GOAL
Exactly retype the lines from the top of the data through the line containing "plt.rcParams['font.family'] = ['Lato', 'DejaVu", leaving out every picture.

PROVIDED DATA
• • •

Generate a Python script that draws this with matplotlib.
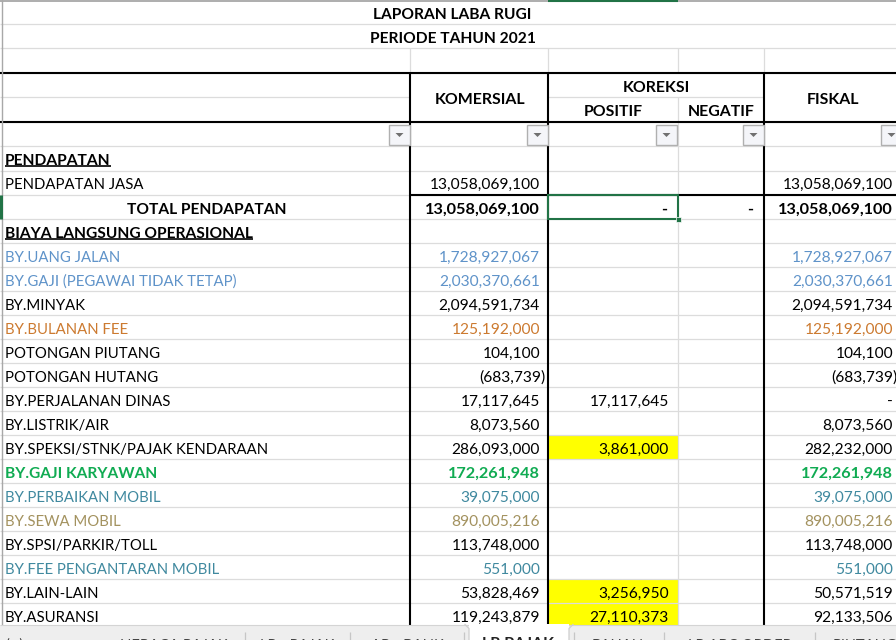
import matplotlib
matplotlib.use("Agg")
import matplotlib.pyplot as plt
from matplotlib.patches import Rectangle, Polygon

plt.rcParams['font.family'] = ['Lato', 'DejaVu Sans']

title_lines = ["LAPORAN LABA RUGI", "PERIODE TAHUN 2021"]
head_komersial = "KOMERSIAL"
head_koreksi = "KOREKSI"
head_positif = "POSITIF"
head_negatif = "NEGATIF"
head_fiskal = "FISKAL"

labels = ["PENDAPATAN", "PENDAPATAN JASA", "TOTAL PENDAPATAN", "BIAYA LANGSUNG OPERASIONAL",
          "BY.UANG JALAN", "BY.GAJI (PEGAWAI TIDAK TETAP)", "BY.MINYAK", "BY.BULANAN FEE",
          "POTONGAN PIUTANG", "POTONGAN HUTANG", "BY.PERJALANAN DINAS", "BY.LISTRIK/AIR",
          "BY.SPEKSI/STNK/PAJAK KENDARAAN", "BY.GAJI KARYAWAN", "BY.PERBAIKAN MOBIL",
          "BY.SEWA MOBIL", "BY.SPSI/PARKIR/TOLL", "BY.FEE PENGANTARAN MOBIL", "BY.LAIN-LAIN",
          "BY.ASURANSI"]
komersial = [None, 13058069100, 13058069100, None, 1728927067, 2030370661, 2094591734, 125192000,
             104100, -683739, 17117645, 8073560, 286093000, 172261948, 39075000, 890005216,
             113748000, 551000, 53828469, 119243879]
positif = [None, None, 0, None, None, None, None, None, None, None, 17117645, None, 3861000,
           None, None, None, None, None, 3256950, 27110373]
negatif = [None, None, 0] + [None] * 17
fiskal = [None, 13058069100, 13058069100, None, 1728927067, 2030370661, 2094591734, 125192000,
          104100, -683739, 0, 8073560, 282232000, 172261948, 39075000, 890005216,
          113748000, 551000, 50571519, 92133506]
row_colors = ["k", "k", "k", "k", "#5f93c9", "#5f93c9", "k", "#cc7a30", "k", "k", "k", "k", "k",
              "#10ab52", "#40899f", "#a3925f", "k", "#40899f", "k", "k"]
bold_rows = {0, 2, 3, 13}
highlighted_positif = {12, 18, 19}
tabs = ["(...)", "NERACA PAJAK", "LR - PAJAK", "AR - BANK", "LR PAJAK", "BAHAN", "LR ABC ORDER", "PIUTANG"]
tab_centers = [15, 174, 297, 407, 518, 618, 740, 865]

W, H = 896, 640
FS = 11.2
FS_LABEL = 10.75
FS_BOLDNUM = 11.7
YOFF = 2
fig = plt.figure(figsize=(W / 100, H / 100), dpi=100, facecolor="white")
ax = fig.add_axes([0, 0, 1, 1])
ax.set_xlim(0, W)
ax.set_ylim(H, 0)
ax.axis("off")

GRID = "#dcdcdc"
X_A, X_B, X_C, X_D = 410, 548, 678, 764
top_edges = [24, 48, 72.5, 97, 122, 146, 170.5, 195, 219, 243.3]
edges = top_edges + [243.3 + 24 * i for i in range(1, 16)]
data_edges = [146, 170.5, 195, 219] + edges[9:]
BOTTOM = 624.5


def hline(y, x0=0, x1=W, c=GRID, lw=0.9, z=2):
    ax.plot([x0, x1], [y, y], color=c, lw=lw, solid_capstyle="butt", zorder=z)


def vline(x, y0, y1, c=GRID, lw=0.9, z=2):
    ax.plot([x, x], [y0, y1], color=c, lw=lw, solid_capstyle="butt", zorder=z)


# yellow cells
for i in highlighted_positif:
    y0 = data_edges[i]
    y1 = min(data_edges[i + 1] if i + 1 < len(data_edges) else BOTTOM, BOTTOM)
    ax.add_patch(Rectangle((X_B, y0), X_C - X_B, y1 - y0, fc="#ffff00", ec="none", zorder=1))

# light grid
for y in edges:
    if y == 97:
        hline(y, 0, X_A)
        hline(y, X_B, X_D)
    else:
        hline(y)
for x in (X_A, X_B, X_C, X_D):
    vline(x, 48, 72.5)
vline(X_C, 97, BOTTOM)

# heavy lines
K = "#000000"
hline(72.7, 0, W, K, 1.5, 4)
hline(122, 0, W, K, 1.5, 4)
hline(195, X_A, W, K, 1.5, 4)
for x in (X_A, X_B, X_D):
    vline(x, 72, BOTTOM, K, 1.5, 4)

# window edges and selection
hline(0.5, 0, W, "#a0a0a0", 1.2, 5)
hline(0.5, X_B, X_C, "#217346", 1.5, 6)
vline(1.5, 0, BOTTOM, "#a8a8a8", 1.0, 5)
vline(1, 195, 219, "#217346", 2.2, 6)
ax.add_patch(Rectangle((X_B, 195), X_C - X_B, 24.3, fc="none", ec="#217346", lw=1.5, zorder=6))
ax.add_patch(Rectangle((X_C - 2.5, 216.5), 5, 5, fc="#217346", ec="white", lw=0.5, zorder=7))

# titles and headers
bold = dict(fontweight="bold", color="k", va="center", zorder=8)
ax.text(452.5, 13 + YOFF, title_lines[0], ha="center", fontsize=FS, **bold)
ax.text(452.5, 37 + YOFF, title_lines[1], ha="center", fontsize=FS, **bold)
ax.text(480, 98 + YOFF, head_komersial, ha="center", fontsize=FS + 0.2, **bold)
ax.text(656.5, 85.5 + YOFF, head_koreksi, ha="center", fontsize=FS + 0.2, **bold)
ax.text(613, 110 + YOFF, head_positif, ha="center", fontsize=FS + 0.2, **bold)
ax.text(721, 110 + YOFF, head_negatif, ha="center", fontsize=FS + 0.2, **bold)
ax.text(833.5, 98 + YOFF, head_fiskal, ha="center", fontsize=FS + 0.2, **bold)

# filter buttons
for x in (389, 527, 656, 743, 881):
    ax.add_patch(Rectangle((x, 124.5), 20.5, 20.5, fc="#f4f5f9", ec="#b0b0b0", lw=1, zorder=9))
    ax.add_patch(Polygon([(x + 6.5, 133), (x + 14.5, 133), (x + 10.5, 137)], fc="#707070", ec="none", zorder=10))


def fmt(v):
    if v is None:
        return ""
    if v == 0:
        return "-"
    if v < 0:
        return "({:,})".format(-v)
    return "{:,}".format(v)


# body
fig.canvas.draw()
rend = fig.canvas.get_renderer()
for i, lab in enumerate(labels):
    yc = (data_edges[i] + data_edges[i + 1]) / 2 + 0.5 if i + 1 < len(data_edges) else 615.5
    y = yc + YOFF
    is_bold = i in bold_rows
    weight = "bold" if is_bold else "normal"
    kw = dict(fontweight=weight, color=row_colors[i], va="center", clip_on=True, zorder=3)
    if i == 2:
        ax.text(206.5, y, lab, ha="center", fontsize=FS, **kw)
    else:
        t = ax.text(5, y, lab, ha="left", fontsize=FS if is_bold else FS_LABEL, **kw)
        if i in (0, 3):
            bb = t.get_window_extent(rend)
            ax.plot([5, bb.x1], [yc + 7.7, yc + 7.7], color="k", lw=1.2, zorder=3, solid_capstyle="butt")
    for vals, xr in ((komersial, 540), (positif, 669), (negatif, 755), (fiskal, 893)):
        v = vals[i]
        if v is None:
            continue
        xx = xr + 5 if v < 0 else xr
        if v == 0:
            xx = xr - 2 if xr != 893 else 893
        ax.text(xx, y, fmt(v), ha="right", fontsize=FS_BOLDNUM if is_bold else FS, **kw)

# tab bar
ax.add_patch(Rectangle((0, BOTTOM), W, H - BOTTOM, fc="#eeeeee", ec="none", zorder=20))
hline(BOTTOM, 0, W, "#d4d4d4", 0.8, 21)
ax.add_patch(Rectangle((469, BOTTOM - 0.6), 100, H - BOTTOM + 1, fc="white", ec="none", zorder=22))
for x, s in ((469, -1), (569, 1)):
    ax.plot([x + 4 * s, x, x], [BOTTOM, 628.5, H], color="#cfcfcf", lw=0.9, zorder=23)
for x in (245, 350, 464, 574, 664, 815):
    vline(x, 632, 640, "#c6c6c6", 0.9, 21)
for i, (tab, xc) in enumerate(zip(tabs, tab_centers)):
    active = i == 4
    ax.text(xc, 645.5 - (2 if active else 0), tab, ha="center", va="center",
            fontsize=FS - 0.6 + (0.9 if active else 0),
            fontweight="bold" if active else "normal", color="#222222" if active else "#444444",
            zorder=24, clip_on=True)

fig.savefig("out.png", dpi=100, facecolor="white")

• • •

CORRECT ANSWER
Generate a Python script that draws this with matplotlib.
import matplotlib
matplotlib.use("Agg")
import matplotlib.pyplot as plt
from matplotlib.patches import Rectangle, Polygon

plt.rcParams['font.family'] = ['Lato', 'DejaVu Sans']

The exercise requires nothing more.